Par leurs formes ludiques, les objets rassemblés à l’étage incitent le spectateur à restaurer une relation d’empathie avec le monde. Une première salle rapproche les sculptures-dessins de Naama Arad de l’installation sonore conçue par Boris Ondreicka (I am the Wall, 1999). Là où la première dessine sur une page blanche une figure féminine dont les traits entrent en analogie avec l’aspect d’un évier (Girl, 2016), le second donne voix aux complaintes d’une cimaise : « Je suis ce mur familier, celui qui te sépare de ton voisinage. Je suis ce mur oublié qui doit supporter des sanglots le soir et leurs éternelles disputes, de l’autre côté. Je te protège du froid, je te protège contre quiconque. Je délimite ton intimité. Et toi, tu me transperces, tu me colles ces fichues vis. Je suis ton mur fatigué. » Un peu plus loin, Nicole Wermers présente deux sculptures réalisées avec des matériaux employés pour la fabrication des cuisines (Givers and takers, 2016). Un sèche-main ou une hotte font office de chapeau, tandis que des composants en plastique circonscrivent les contours d’une face blanche. Comme dans les œuvres précédentes, le caractère utilitaire des objets est détourné à des fins esthétiques.
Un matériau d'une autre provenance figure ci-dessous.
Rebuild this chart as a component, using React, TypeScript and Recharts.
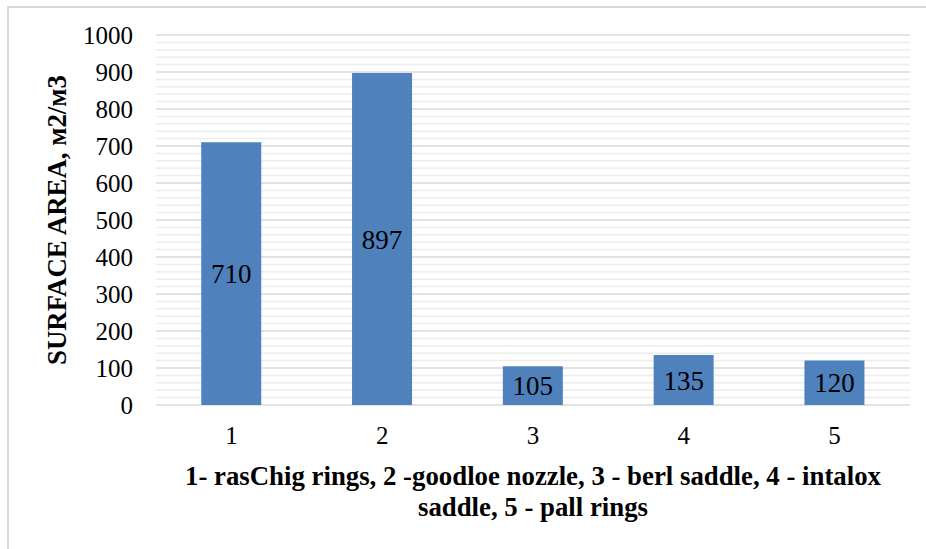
import { BarChart, Bar, XAxis, YAxis, CartesianGrid, LabelList, ReferenceLine } from 'recharts'

const categories = ['1', '2', '3', '4', '5']
const surfaceArea = [710, 897, 105, 135, 120]
const majorTicks = [0, 100, 200, 300, 400, 500, 600, 700, 800, 900, 1000]
const minorTicks = [
  20, 40, 60, 80, 120, 140, 160, 180, 220, 240, 260, 280, 320, 340, 360, 380,
  420, 440, 460, 480, 520, 540, 560, 580, 620, 640, 660, 680, 720, 740, 760, 780,
  820, 840, 860, 880, 920, 940, 960, 980,
]
const yTitle = 'SURFACE AREA, м2/м3'
const xTitle = ['1- rasChig rings, 2 -goodloe nozzle, 3 - berl saddle, 4 - intalox', 'saddle, 5 - pall rings']

const data = categories.map((c, i) => ({ name: c, value: surfaceArea[i] }))

const serif = 'Liberation Serif'

function XTitle({ viewBox }: any) {
  const cx = viewBox.x + viewBox.width / 2
  return (
    <text
      x={cx}
      y={viewBox.y + 80}
      textAnchor="middle"
      style={{ fontFamily: serif, fontWeight: 'bold', fontSize: 26.8 }}
      fill="#000"
    >
      <tspan x={cx}>{xTitle[0]}</tspan>
      <tspan x={cx} dy={31}>{xTitle[1]}</tspan>
    </text>
  )
}

function YTitle({ viewBox }: any) {
  const cx = viewBox.x + 57
  const cy = viewBox.y + viewBox.height / 2
  return (
    <text
      x={cx}
      y={cy}
      transform={`rotate(-90 ${cx} ${cy})`}
      textAnchor="middle"
      dominantBaseline="central"
      style={{ fontFamily: serif, fontWeight: 'bold', fontSize: 26.8 }}
      fill="#000"
    >
      {yTitle}
    </text>
  )
}

export default function App() {
  return (
    <div style={{ position: 'absolute', left: 0, top: 0, width: 926, height: 549, background: '#fff' }}>
      <div
        style={{
          position: 'absolute',
          left: 7,
          top: 6,
          width: 919,
          height: 543,
          borderLeft: '2px solid #d9d9d9',
          borderTop: '2px solid #d9d9d9',
          boxSizing: 'border-box',
        }}
      />
      <div style={{ position: 'absolute', left: 0, top: 0 }}>
        <BarChart
          width={926}
          height={549}
          data={data}
          margin={{ top: 35, right: 16, bottom: 0, left: 0 }}
          barCategoryGap="30%"
        >
          <CartesianGrid vertical={false} stroke="#d9d9d9" strokeWidth={1.5} />
          {minorTicks.map((v) => (
            <ReferenceLine key={v} y={v} stroke="#ececec" strokeWidth={1.5} zIndex={-100} />
          ))}
          <XAxis
            dataKey="name"
            height={144}
            axisLine={false}
            tickLine={false}
            tickMargin={15}
            tick={{ fill: '#000', fontFamily: serif, fontSize: 25 }}
            label={<XTitle />}
          />
          <YAxis
            width={156}
            domain={[0, 1000]}
            ticks={majorTicks}
            axisLine={false}
            tickLine={false}
            tickMargin={17}
            tick={{ fill: '#000', fontFamily: serif, fontSize: 25 }}
            label={<YTitle />}
          />
          <Bar dataKey="value" fill="#4f81bd" isAnimationActive={false}>
            <LabelList dataKey="value" position="center" fill="#000" fontFamily={serif} fontSize={27} />
          </Bar>
        </BarChart>
      </div>
    </div>
  )
}
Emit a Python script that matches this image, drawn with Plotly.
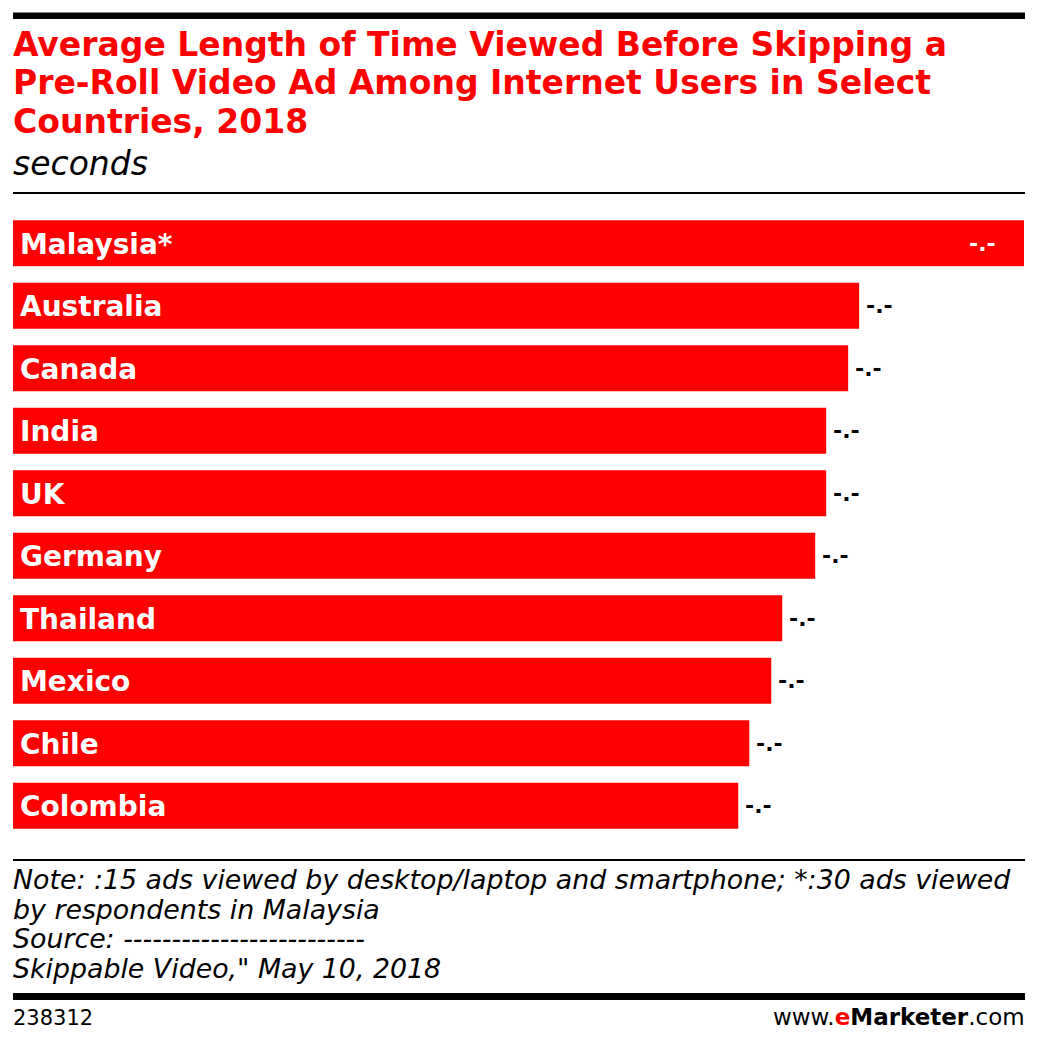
import plotly.graph_objects as go

countries = ["Malaysia*", "Australia", "Canada", "India", "UK", "Germany",
             "Thailand", "Mexico", "Chile", "Colombia"]
seconds = [9.2, 7.7, 7.6, 7.4, 7.4, 7.3, 7.0, 6.9, 6.7, 6.6]
value_labels = ["-.-"] * len(countries)

title_lines = ["Average Length of Time Viewed Before Skipping a",
               "Pre-Roll Video Ad Among Internet Users in Select",
               "Countries, 2018"]
subtitle = "seconds"
note_lines = ["Note: :15 ads viewed by desktop/laptop and smartphone; *:30 ads viewed",
              "by respondents in Malaysia",
              "Source: -------------------------",
              "Skippable Video,\" May 10, 2018"]
chart_id = "238312"

W, H = 1038, 1046
ML, MR, MT, MB = 13, 14, 212, 209
PW = W - ML - MR
PH = H - MT - MB
RED = "#ff0000"
FONT = "DejaVu Sans"


def px(x):
    return (x - ML) / PW


def py(y):
    return (H - MB - y) / PH


fig = go.Figure()
fig.add_trace(go.Bar(
    x=seconds, y=countries, orientation="h",
    marker=dict(color=RED, line=dict(width=0)),
    hoverinfo="skip",
))

ann = []
# Title
for i, line in enumerate(title_lines):
    ann.append(dict(text=line, x=px(11), y=py(58 + i * 38.5), xref="paper", yref="paper",
                    xanchor="left", yanchor="bottom", showarrow=False, yshift=-8,
                    font=dict(family=FONT, size=33, color=RED, weight="bold")))
ann.append(dict(text=subtitle, x=px(11), y=py(177), xref="paper", yref="paper",
                xanchor="left", yanchor="bottom", showarrow=False, yshift=-8,
                font=dict(family=FONT, size=33, color="black", style="italic")))
# Notes
for i, line in enumerate(note_lines):
    ann.append(dict(text=line, x=px(11), y=py(891 + i * 29.5), xref="paper", yref="paper",
                    xanchor="left", yanchor="bottom", showarrow=False, yshift=-6,
                    font=dict(family=FONT, size=26.8, color="black", style="italic")))
ann.append(dict(text=chart_id, x=px(11), y=py(1027), xref="paper", yref="paper",
                xanchor="left", yanchor="bottom", showarrow=False, yshift=-5,
                font=dict(family=FONT, size=21, color="black")))
ann.append(dict(text="www.<b><span style='color:#ff0000'>e</span>Marketer</b>.com",
                x=px(1027), y=py(1027), xref="paper", yref="paper",
                xanchor="right", yanchor="bottom", showarrow=False, yshift=-5,
                font=dict(family=FONT, size=23, color="black")))

# Country labels inside bars and value labels
vmax = max(seconds)
for c, v, lab in zip(countries, seconds, value_labels):
    ann.append(dict(text=c, x=0, y=c, xref="x", yref="y", xanchor="left", yanchor="middle",
                    xshift=5, yshift=-1, showarrow=False,
                    font=dict(family=FONT, size=28, color="white", weight="bold")))
    if v == vmax:
        ann.append(dict(text=lab, x=v, y=c, xref="x", yref="y", xanchor="right",
                        yanchor="middle", xshift=-26, showarrow=False,
                        font=dict(family=FONT, size=22, color="white", weight="bold")))
    else:
        ann.append(dict(text=lab, x=v, y=c, xref="x", yref="y", xanchor="left",
                        yanchor="middle", xshift=5, showarrow=False,
                        font=dict(family=FONT, size=22, color="black", weight="bold")))

shapes = [
    dict(type="rect", xref="paper", yref="paper", x0=px(13), x1=px(1025), y0=py(12.5), y1=py(19),
         fillcolor="black", line=dict(width=0)),
    dict(type="rect", xref="paper", yref="paper", x0=px(13), x1=px(1025), y0=py(192), y1=py(194),
         fillcolor="black", line=dict(width=0)),
    dict(type="rect", xref="paper", yref="paper", x0=px(13), x1=px(1025), y0=py(859), y1=py(861),
         fillcolor="black", line=dict(width=0)),
    dict(type="rect", xref="paper", yref="paper", x0=px(13), x1=px(1025), y0=py(993), y1=py(1000),
         fillcolor="black", line=dict(width=0)),
]

fig.update_layout(
    width=W, height=H,
    margin=dict(l=ML, r=MR, t=MT, b=MB, pad=0),
    paper_bgcolor="white", plot_bgcolor="white",
    showlegend=False, bargap=0.264,
    xaxis=dict(range=[0, vmax], visible=False, fixedrange=True),
    yaxis=dict(autorange="reversed", visible=False, fixedrange=True),
    annotations=ann, shapes=shapes,
)

fig.write_html("out.html", config={"displayModeBar": False})
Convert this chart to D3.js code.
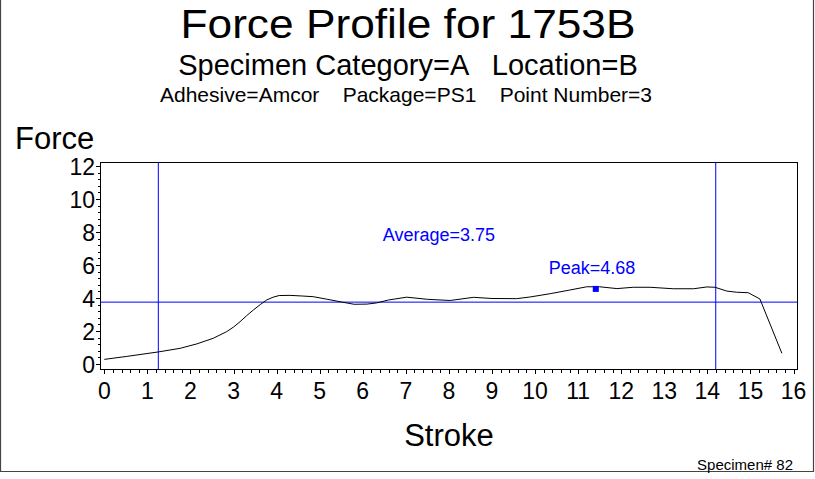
<!DOCTYPE html>
<html>
<head>
<meta charset="utf-8">
<script src="https://cdn.jsdelivr.net/npm/d3@7"></script>
<style>
  html, body { margin: 0; padding: 0; background: #fff; }
  svg { display: block; font-family: "Liberation Sans", Arial, Helvetica, sans-serif; }
</style>
</head>
<body>
<svg id="chart" width="815" height="479"></svg>
<script>
// ---- data ----
const stroke = [0.0, 0.52, 1.25, 1.76, 2.15, 2.53, 2.84, 3.0, 3.15, 3.3, 3.46, 3.62, 3.77, 3.92, 4.06, 4.31, 4.6, 4.85,
  5.16, 5.5, 5.8, 6.1, 6.32, 6.6, 7.02, 7.5, 8.03, 8.57, 9.0, 9.57, 9.88, 10.35, 10.8, 11.2,
  11.5, 11.9, 12.28, 12.67, 13.21, 13.68, 13.99, 14.18, 14.45, 14.68, 14.95, 15.22, 15.73];
const force = [0.28, 0.46, 0.73, 0.95, 1.22, 1.56, 1.96, 2.24, 2.56, 2.92, 3.27, 3.6, 3.88, 4.05, 4.15, 4.16, 4.12, 4.08,
  3.93, 3.76, 3.62, 3.63, 3.70, 3.88, 4.05, 3.92, 3.85, 4.04, 3.97, 3.96, 4.06, 4.26, 4.48, 4.68,
  4.68, 4.57, 4.65, 4.65, 4.56, 4.56, 4.67, 4.65, 4.42, 4.35, 4.32, 3.94, 0.65];
const xTicks = [0,1,2,3,4,5,6,7,8,9,10,11,12,13,14,15,16];
const yTicks = [0,2,4,6,8,10,12];
const average = 3.75;
const peakValue = 4.68;
const peakMarker = [11.41, 4.55];
const startStroke = 1.254;
const endStroke = 14.195;
const titleText = "Force Profile for 1753B";
const subtitle1 = "Specimen Category=A   Location=B";
const subtitle2 = "Adhesive=Amcor    Package=PS1    Point Number=3";
const footnote = "Specimen# 82";

// ---- layout ----
const svg = d3.select("#chart");
const box = {left: 100, right: 797, top: 162, bottom: 369};
const x = d3.scaleLinear().domain([0, 16]).range([104.3, 793.5]);
const y = d3.scaleLinear().domain([0, 12]).range([364, 166]);
const blue = "#0000ff";

// outer frame (left, right, bottom)
svg.append("path").attr("d", "M0.5,0 V471.5 H813.5 V0")
  .attr("fill", "none").attr("stroke", "#444").attr("stroke-width", 1.2);

// titles
svg.append("text").attr("x", 408).attr("y", 38).attr("text-anchor", "middle")
  .attr("font-size", 40).attr("textLength", 455).attr("lengthAdjust", "spacingAndGlyphs").text(titleText);
svg.append("text").attr("x", 408).attr("y", 75).attr("text-anchor", "middle")
  .attr("font-size", 29).style("white-space", "pre").text(subtitle1);
svg.append("text").attr("x", 406).attr("y", 102).attr("text-anchor", "middle")
  .attr("font-size", 21).style("white-space", "pre").text(subtitle2);

// axis labels
svg.append("text").attr("x", 15).attr("y", 149).attr("font-size", 31).text("Force");
svg.append("text").attr("x", 449).attr("y", 446).attr("text-anchor", "middle")
  .attr("font-size", 31).text("Stroke");
svg.append("text").attr("x", 793).attr("y", 470).attr("text-anchor", "end")
  .attr("font-size", 15).text(footnote);

// plot box
svg.append("rect").attr("x", box.left + 0.5).attr("y", box.top + 0.5)
  .attr("width", box.right - box.left).attr("height", box.bottom - box.top)
  .attr("fill", "none").attr("stroke", "#000").attr("stroke-width", 1);

// x axis ticks
const xMinor = d3.range(0, 16.001, 0.2);
const xAxisG = svg.append("g");
xAxisG.selectAll("line").data(xMinor).join("line")
  .attr("x1", d => Math.round(x(d)) + 0.5).attr("x2", d => Math.round(x(d)) + 0.5)
  .attr("y1", box.bottom).attr("y2", d => box.bottom + (Math.abs(d - Math.round(d)) < 1e-6 ? 5 : 4))
  .attr("stroke", "#000");
xAxisG.selectAll("text").data(xTicks).join("text")
  .attr("x", d => x(d)).attr("y", 399).attr("text-anchor", "middle")
  .attr("font-size", 23).text(d => d);

// y axis ticks
const yMinor = d3.range(0, 12.001, 0.4);
const yAxisG = svg.append("g");
yAxisG.selectAll("line").data(yMinor).join("line")
  .attr("y1", d => Math.round(y(d)) + 0.5).attr("y2", d => Math.round(y(d)) + 0.5)
  .attr("x1", box.left).attr("x2", d => box.left - (Math.abs(d / 2 - Math.round(d / 2)) < 1e-6 ? 4 : 2))
  .attr("stroke", "#000");
yAxisG.selectAll("text").data(yTicks).join("text")
  .attr("x", 95).attr("y", d => y(d) + 9).attr("text-anchor", "end")
  .attr("font-size", 23).text(d => d);

// reference lines
svg.append("line").attr("x1", box.left).attr("x2", box.right)
  .attr("y1", y(average)).attr("y2", y(average)).attr("stroke", blue).attr("stroke-width", 1);
[startStroke, endStroke].forEach(s => {
  svg.append("line").attr("x1", x(s)).attr("x2", x(s))
    .attr("y1", box.top).attr("y2", box.bottom).attr("stroke", blue).attr("stroke-width", 1);
});

// curve
const pts = stroke.map((s, i) => [s, force[i]]);
svg.append("path").datum(pts)
  .attr("d", d3.line().x(d => x(d[0])).y(d => y(d[1])).curve(d3.curveLinear))
  .attr("fill", "none").attr("stroke", "#000").attr("stroke-width", 1);

// peak marker
svg.append("rect").attr("x", x(peakMarker[0]) - 3).attr("y", y(peakMarker[1]) - 3)
  .attr("width", 6).attr("height", 6).attr("fill", blue);

// annotations
svg.append("text").attr("x", 439).attr("y", 241).attr("text-anchor", "middle")
  .attr("font-size", 18).attr("fill", blue).text("Average=" + average.toFixed(2));
svg.append("text").attr("x", 592).attr("y", 274).attr("text-anchor", "middle")
  .attr("font-size", 18).attr("fill", blue).text("Peak=" + peakValue.toFixed(2));
</script>
</body>
</html>
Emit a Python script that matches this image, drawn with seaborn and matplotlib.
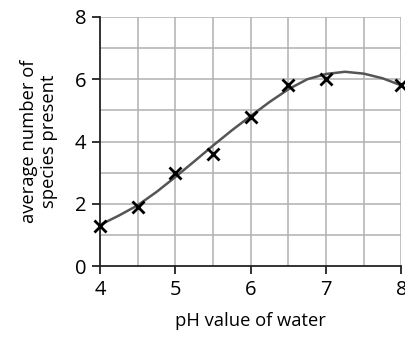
import matplotlib
matplotlib.use("Agg")
import matplotlib.pyplot as plt
import seaborn as sns
import pandas as pd

# measured points
ph_points = [4.0, 4.5, 5.0, 5.5, 6.0, 6.5, 7.0, 8.0]
species_points = [1.3, 1.9, 3.0, 3.6, 4.8, 5.8, 6.0, 5.8]

# smooth curve
curve_ph = [4.0, 4.25, 4.5, 4.75, 5.0, 5.25, 5.5, 5.75, 6.0, 6.25, 6.5, 6.75,
            7.0, 7.25, 7.5, 7.75, 8.0]
curve_species = [1.32, 1.62, 1.95, 2.38, 2.86, 3.36, 3.87, 4.36, 4.82, 5.27,
                 5.68, 6.00, 6.17, 6.24, 6.18, 6.03, 5.80]

x_ticks = [4, 5, 6, 7, 8]
y_ticks = [0, 2, 4, 6, 8]

sns.set_style("white")
plt.rcParams['font.family'] = ['Open Sans', 'DejaVu Sans']
plt.rcParams['text.color'] = 'black'
plt.rcParams['axes.labelcolor'] = 'black'
plt.rcParams['xtick.color'] = 'black'
plt.rcParams['ytick.color'] = 'black'

fig = plt.figure(figsize=(4.06, 3.38), dpi=100)
ax = fig.add_axes([100/406, 72/338, 301.5/406, 249/338])

# grid
for gx in [4.5, 5, 5.5, 6, 6.5, 7, 7.5, 8]:
    ax.axvline(gx, color="#b0b0b0", lw=1.1, zorder=0)
for gy in [1, 2, 3, 4, 5, 6, 7, 8]:
    ax.axhline(gy, color="#b0b0b0", lw=1.1, zorder=0)

curve = pd.DataFrame({"ph": curve_ph, "species": curve_species})
pts = pd.DataFrame({"ph": ph_points, "species": species_points})

sns.lineplot(data=curve, x="ph", y="species", ax=ax, color="#555555", lw=1.8,
             zorder=2, clip_on=False)
sns.scatterplot(data=pts, x="ph", y="species", ax=ax, marker="x", color="black",
                s=75, linewidth=2.0, zorder=3, clip_on=False)

ax.set_xlim(4, 8)
ax.set_ylim(0, 8)
ax.set_xticks(x_ticks)
ax.set_yticks(y_ticks)
ax.set_xticklabels([str(v) for v in x_ticks])
ax.set_yticklabels([str(v) for v in y_ticks])

for s in ["top", "right"]:
    ax.spines[s].set_visible(False)
for s in ["left", "bottom"]:
    ax.spines[s].set_color("#222222")
    ax.spines[s].set_linewidth(1.3)

ax.tick_params(axis="both", direction="out", length=6, width=1.3, color="#222222",
               labelcolor="black", labelsize=14.5, bottom=True, left=True)
ax.tick_params(axis="y", pad=4)
ax.tick_params(axis="x", pad=4)

ax.set_xlabel("pH value of water", fontsize=13.2, labelpad=9, color="black")
ax.set_ylabel("average number of\nspecies present", fontsize=13.2, labelpad=12,
              linespacing=1.15, color="black")

fig.savefig("out.png", dpi=100)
Avec l’installation de Jade Fourès-Varnier et Vincent de Hoÿm (In jeopardy, Temple of jacent II, Piétà), la grande salle devient un espace d’échange et de convivialité pour le spectateur. Entre les colonnes qui bordent le temple, la vie s’invite sur la scène publique. On prend le temps de danser, de manger, ou de défiler comme sur un podium. Selon le contexte, le pays et les coutumes, Jade Fourès-Varnier et Vincent de Hoÿm ajustent leurs propositions. Le jeudi 12 avril prochain, les spectateurs pourront prendre part au Banquet Piétà imaginé par le duo d’artistes.
Sous les combles, le public pourra découvrir l’installation d’Anja Kirschner et David Panos – trois vidéos explorant les techniques d’art dramatique développées par l’acteur et professeur Sanford Meisner (Living truthfully under imaginary circomstances, 2011). Sur le chemin du retour, on ne manquera pas de contempler les deux pastels disposés au rez-de-chaussée : Yellow portrait (2017) et Blue portrait (2017). Tous deux sont l’œuvre de Nicolas Party, jeune peintre originaire de Lausanne qui préfère désigner ses portraits par la couleur nimbant la présence somnambulique de ses figures. Dans Blue portrait, toutes les nuances de l’indigo sont déployées sur le papier. L’air absent, le regard lointain, l’homme semble venir d’ailleurs, d’un autre siècle, comme le suggèrent son col doré et son port altier digne d’un petit prince florentin. Les déformations « maniéristes » affectant son aspect nous invitent à rapprocher les temps.